Centralia, une ville abandonnée en proie aux flammes depuis 60 ans

Centralia, une ville abandonnée en proie aux flammes depuis 60 ans
Patrick Woods

Lorsqu'un incendie s'est déclaré dans la mine de charbon de Centralia, en Pennsylvanie, les habitants pensaient qu'il s'éteindrait rapidement de lui-même, mais six décennies plus tard, le feu est toujours présent et l'État a renoncé à le combattre.

Au début du XXe siècle, Centralia, en Pennsylvanie, comptait 14 mines de charbon en activité et 2 500 habitants. Mais dans les années 1960, l'âge d'or de la ville était passé et la plupart des mines étaient abandonnées. Pourtant, plus de 1 000 personnes y vivaient et Centralia était loin de mourir - jusqu'à ce qu'un incendie se déclare dans une mine de charbon en contrebas.

En 1962, un incendie s'est déclaré dans une décharge et s'est propagé aux labyrinthes des galeries de charbon creusées par les mineurs à des milliers de mètres de profondeur. Malgré les tentatives répétées pour éteindre les flammes, le feu a pris dans une veine de charbon et brûle encore aujourd'hui.
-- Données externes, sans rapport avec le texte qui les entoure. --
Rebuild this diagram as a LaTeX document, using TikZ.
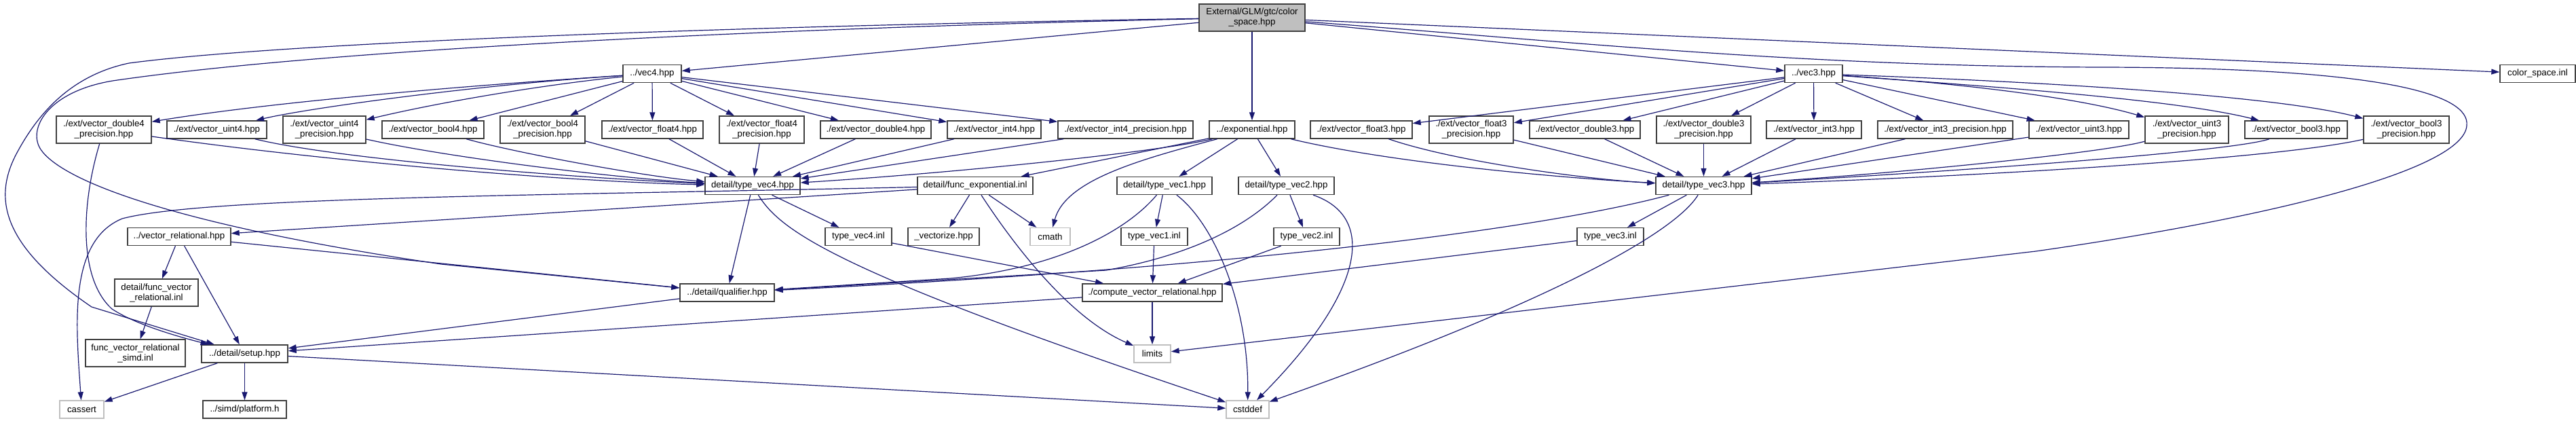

Dans les années 1980, la Pennsylvanie a ordonné à tout le monde de raser les bâtiments de la ville et le gouvernement fédéral a même révoqué son code postal. Il ne reste plus que six maisons, occupées par les derniers survivants de la ville.

Wikimedia Commons De la fumée s'élève du sol près du site d'origine de la décharge, à Centralia, en Pennsylvanie.

Mais le feu qui brûle sous la surface continue de cracher des fumées toxiques dans l'air par des centaines de fissures, tandis que le sol menace constamment de s'effondrer.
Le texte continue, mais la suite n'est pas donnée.